## The request
Begin at the first line of the data and copy each line through the one containing "const height = 407;", that line included, with no pictures.
--------
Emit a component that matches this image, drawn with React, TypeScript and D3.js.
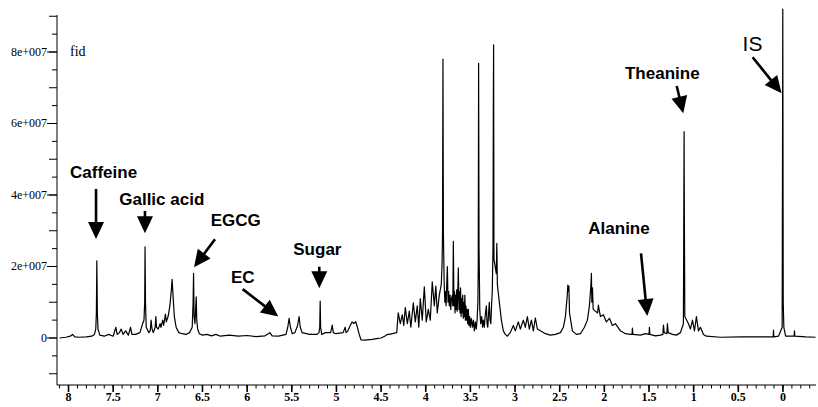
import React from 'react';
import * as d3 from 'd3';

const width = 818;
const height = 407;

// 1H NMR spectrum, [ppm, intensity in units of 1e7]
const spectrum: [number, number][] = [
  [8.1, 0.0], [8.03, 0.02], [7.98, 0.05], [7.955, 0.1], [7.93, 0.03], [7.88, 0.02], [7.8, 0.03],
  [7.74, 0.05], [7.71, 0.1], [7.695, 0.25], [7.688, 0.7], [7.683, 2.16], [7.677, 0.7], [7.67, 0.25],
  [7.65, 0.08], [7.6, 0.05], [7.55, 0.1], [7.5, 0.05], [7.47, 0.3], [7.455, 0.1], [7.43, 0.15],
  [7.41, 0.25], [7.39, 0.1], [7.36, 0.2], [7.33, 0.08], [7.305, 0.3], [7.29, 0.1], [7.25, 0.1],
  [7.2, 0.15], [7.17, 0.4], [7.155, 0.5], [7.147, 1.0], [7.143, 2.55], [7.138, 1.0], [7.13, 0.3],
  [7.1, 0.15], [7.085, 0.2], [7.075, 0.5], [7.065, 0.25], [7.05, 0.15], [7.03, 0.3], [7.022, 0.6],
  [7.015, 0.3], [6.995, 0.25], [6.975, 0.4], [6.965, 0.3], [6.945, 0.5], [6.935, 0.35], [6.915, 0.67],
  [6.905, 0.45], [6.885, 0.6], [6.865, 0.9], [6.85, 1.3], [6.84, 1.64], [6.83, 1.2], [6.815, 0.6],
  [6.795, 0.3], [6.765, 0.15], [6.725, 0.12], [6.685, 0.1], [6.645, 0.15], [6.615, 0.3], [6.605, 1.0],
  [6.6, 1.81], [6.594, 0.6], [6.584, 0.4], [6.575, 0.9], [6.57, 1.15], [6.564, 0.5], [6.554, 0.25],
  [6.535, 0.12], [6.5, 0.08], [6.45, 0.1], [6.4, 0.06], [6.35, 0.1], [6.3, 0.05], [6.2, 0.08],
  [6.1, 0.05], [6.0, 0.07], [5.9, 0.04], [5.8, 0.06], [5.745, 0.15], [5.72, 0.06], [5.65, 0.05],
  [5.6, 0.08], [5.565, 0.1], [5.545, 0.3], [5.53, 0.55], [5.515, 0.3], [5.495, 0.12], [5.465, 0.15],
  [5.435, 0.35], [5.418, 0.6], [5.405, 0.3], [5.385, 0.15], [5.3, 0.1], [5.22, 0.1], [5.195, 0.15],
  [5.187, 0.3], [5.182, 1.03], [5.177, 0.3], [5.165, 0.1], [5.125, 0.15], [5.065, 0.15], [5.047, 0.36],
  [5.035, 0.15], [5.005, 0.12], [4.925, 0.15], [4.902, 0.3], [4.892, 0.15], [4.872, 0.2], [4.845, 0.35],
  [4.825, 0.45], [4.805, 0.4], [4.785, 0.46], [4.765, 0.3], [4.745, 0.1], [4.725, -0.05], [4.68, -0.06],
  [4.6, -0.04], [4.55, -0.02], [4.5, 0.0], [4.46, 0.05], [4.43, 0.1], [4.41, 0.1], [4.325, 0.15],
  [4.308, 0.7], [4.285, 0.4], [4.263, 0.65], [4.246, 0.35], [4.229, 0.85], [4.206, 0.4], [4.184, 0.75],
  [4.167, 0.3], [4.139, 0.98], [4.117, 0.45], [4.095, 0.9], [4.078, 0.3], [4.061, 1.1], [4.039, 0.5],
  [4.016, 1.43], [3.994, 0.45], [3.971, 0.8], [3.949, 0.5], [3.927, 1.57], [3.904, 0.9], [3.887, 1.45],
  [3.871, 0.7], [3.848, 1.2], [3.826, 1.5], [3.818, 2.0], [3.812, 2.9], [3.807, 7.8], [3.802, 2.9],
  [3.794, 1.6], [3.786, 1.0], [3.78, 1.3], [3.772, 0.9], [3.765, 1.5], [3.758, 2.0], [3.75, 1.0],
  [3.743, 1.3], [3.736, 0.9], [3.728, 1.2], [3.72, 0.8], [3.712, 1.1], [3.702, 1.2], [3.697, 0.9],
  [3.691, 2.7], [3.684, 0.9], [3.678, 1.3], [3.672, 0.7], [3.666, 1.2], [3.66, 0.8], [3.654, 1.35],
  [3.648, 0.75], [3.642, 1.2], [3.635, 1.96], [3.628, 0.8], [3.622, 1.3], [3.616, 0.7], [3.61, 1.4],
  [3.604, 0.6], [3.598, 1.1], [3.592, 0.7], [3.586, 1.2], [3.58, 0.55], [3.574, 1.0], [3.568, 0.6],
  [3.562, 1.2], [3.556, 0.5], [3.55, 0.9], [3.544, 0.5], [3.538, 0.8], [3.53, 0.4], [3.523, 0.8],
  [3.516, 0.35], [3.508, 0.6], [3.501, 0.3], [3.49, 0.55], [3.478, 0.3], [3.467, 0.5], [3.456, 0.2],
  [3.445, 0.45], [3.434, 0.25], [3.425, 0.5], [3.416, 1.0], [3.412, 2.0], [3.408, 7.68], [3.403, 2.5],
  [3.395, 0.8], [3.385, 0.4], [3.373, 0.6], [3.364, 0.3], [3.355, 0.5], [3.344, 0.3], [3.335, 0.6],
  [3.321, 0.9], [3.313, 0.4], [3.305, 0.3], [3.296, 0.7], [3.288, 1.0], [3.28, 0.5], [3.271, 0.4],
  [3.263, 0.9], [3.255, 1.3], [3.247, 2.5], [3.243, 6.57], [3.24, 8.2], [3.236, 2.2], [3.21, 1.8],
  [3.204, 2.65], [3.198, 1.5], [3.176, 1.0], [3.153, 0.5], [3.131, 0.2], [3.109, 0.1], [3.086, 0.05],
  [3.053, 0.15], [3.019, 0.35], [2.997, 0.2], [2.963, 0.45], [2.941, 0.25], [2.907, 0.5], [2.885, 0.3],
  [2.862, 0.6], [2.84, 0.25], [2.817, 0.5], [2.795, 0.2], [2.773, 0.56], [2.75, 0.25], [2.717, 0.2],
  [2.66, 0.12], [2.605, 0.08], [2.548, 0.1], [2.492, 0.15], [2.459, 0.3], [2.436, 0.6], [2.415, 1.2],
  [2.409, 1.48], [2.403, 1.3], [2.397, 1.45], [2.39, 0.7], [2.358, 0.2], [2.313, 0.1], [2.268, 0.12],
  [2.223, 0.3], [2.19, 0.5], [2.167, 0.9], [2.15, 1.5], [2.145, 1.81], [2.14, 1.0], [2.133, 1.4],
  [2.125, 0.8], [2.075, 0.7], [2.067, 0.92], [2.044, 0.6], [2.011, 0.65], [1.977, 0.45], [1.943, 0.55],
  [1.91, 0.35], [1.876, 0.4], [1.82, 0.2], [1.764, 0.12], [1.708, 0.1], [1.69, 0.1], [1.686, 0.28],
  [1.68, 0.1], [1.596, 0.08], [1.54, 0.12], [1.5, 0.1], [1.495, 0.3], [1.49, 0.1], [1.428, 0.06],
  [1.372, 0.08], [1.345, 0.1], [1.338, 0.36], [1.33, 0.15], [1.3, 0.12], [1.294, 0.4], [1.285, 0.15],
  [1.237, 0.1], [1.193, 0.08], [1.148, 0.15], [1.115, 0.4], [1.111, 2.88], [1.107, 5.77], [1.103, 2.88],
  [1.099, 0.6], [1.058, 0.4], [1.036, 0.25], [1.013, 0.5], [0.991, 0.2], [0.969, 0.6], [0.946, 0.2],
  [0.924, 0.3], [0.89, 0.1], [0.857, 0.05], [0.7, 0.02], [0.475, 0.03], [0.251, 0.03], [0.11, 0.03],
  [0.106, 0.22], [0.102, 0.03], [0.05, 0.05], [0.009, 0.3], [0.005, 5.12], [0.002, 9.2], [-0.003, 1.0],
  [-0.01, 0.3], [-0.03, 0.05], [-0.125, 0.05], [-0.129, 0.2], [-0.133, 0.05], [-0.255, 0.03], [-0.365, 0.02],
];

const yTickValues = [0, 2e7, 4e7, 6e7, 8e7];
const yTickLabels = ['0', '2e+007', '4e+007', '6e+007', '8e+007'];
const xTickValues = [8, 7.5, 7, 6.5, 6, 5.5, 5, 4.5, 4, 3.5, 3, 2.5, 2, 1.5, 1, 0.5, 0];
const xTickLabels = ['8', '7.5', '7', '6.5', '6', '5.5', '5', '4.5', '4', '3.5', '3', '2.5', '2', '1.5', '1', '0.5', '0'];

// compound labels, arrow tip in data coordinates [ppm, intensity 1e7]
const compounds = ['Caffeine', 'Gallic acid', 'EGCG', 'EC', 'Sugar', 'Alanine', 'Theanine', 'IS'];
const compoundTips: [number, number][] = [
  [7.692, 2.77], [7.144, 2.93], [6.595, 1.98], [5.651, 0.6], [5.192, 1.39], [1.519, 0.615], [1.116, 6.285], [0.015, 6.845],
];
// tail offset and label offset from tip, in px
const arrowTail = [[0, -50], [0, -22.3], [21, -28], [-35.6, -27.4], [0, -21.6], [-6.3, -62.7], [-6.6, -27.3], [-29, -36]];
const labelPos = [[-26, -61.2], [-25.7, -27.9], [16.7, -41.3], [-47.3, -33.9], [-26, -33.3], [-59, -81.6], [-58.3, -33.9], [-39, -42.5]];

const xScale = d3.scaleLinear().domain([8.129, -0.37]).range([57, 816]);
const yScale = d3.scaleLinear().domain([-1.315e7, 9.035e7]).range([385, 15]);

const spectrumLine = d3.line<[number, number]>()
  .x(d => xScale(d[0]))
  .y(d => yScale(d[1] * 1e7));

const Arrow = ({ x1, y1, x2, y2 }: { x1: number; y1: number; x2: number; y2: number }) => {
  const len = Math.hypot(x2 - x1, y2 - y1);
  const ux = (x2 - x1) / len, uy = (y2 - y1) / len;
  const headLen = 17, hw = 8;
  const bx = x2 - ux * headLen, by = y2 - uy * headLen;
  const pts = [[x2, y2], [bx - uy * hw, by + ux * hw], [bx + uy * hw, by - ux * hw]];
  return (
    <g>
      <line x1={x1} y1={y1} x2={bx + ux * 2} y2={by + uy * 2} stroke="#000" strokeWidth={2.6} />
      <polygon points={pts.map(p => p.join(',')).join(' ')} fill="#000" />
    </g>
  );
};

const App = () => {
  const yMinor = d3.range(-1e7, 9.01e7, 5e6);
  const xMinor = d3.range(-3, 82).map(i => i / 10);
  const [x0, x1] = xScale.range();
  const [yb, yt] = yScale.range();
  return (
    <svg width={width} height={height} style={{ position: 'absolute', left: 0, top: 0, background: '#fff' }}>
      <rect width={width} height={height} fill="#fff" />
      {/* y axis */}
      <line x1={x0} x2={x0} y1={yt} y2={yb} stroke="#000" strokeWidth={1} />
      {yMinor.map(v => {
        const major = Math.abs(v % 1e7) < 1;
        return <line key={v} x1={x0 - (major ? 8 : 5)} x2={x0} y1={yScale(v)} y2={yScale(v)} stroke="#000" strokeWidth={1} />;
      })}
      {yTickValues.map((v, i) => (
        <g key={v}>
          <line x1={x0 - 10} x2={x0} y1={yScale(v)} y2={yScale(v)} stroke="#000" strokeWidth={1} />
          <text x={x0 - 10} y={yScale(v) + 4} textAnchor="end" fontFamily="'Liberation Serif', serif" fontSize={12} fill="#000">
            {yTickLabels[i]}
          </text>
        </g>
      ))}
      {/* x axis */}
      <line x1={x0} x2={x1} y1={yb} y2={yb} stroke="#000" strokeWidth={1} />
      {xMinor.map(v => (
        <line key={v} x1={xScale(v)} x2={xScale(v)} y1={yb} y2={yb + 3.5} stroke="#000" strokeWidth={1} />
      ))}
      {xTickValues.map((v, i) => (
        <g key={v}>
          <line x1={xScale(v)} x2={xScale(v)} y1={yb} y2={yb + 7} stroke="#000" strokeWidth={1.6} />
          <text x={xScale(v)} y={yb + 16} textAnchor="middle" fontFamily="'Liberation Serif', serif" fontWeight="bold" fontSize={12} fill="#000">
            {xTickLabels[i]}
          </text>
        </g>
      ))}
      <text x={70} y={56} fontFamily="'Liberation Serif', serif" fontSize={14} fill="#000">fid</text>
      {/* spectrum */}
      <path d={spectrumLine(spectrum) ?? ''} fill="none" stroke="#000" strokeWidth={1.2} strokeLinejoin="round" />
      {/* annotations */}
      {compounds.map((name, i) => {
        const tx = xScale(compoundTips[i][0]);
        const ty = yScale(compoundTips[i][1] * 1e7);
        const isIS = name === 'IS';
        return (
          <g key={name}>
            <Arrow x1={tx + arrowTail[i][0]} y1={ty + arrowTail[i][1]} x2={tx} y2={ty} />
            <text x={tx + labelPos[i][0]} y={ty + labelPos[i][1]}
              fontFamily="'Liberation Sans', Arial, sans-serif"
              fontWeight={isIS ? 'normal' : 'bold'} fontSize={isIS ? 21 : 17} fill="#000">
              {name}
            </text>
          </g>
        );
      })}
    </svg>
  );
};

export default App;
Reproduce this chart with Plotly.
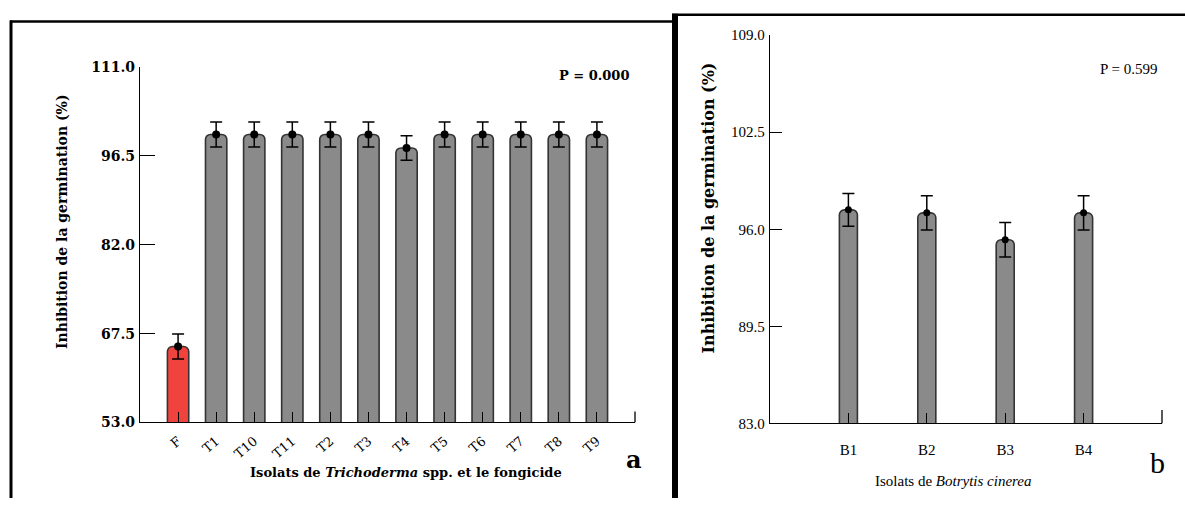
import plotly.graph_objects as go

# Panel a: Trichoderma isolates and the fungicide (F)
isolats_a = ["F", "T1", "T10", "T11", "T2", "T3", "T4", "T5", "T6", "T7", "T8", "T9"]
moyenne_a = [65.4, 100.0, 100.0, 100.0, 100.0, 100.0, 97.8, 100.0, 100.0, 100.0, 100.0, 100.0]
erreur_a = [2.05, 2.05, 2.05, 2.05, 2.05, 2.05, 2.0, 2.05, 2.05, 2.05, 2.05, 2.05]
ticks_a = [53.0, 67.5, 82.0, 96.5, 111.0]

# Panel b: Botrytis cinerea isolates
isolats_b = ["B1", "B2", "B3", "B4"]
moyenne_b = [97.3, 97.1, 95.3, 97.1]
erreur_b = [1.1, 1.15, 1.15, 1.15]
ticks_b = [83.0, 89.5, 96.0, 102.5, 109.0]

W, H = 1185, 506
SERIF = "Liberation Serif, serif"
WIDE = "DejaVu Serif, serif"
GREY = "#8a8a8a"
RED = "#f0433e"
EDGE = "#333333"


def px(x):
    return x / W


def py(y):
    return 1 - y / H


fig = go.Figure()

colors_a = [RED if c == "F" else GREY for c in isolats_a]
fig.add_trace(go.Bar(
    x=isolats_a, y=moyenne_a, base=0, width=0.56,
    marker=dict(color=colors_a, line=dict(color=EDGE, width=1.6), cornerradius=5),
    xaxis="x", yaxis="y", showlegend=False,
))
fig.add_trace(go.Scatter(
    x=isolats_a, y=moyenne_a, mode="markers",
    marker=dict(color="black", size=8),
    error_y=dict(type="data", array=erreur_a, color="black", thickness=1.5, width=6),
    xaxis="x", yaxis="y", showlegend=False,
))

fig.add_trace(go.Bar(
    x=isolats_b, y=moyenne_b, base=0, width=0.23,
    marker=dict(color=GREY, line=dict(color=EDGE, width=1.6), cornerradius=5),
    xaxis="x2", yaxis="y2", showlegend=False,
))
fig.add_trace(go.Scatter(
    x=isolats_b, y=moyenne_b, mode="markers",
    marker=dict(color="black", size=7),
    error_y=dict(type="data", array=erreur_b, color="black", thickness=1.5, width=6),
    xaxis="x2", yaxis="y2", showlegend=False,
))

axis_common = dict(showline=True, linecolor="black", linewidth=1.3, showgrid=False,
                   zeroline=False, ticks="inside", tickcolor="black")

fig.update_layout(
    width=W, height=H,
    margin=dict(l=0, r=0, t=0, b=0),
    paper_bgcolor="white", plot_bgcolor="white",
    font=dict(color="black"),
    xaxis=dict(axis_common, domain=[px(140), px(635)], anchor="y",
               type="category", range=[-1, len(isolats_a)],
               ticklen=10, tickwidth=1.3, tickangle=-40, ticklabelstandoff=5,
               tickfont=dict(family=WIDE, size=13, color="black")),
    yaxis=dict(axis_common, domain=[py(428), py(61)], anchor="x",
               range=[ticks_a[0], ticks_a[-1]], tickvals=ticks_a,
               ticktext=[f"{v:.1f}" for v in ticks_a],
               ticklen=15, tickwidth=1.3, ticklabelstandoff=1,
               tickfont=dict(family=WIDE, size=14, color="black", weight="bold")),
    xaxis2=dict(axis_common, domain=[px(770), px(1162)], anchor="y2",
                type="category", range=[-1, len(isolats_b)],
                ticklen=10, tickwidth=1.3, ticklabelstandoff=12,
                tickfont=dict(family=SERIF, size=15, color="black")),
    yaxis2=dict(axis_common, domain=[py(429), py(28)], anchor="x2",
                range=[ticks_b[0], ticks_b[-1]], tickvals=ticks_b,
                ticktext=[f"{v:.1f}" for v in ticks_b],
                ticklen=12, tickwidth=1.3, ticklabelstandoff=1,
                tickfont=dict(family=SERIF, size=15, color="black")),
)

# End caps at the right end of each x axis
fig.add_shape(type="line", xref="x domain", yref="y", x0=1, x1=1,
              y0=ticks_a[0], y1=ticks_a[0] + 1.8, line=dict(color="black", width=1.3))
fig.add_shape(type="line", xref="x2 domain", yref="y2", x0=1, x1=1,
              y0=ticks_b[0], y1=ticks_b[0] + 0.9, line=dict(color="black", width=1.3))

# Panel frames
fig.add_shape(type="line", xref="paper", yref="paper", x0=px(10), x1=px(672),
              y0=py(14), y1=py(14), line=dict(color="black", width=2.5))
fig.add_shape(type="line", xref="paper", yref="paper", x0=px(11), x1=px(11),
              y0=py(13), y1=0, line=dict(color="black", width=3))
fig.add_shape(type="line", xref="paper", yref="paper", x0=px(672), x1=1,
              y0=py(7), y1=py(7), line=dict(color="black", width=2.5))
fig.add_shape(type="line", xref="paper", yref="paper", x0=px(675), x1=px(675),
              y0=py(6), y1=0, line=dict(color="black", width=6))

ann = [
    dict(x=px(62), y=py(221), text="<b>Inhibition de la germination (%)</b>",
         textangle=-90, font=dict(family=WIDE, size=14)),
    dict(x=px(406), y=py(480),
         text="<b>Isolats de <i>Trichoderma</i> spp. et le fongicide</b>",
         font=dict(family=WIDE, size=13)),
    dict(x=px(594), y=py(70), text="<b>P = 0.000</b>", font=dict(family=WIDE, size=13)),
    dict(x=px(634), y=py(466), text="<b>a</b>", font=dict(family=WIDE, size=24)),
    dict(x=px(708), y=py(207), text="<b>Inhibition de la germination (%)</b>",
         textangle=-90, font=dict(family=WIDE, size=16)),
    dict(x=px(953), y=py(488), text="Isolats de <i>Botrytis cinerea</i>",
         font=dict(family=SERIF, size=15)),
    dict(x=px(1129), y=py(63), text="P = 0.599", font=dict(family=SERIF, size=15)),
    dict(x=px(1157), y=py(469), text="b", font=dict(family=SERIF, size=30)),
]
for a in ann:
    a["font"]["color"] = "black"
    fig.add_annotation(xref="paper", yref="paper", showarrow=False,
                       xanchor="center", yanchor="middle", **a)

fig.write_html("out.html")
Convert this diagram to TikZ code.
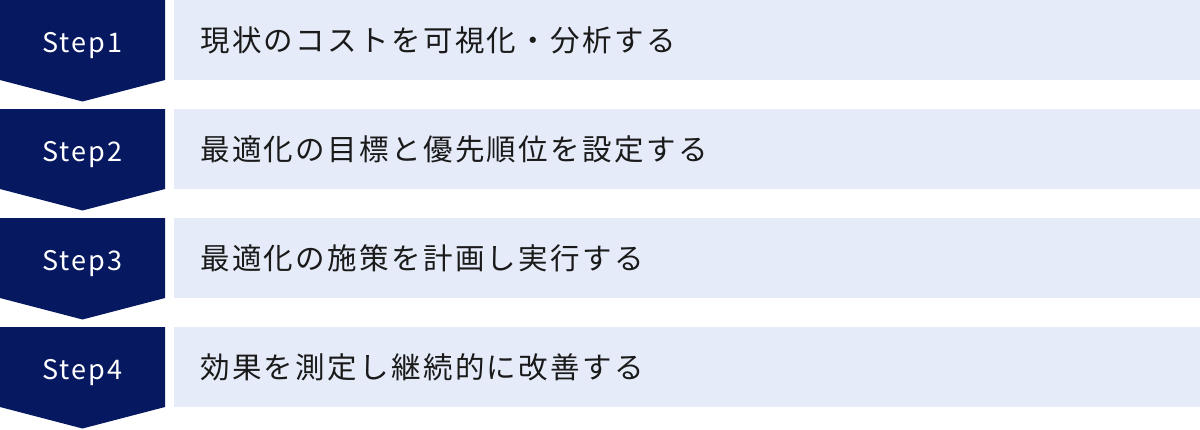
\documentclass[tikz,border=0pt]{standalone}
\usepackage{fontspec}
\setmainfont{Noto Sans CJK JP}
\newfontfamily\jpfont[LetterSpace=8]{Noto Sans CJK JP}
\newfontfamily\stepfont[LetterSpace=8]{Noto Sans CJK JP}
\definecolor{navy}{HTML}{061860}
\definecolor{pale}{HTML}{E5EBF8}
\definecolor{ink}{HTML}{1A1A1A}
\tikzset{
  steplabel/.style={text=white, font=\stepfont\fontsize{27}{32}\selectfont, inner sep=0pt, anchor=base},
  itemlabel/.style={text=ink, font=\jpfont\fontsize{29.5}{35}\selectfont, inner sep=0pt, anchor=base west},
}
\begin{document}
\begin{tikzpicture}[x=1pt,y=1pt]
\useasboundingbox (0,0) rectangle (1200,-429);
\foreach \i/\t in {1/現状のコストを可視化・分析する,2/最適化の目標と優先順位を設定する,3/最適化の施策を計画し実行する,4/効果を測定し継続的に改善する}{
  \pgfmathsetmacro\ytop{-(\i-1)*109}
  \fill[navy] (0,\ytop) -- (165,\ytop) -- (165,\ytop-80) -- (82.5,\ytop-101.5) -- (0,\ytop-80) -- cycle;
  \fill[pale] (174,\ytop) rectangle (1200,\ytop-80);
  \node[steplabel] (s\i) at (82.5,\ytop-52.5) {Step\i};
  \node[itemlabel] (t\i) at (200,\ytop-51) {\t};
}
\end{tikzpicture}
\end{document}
--------
## Solution
Emit a component that matches this image, drawn with React, TypeScript and D3.js.
import React from 'react';
import * as d3 from 'd3';

const width = 818;
const height = 407;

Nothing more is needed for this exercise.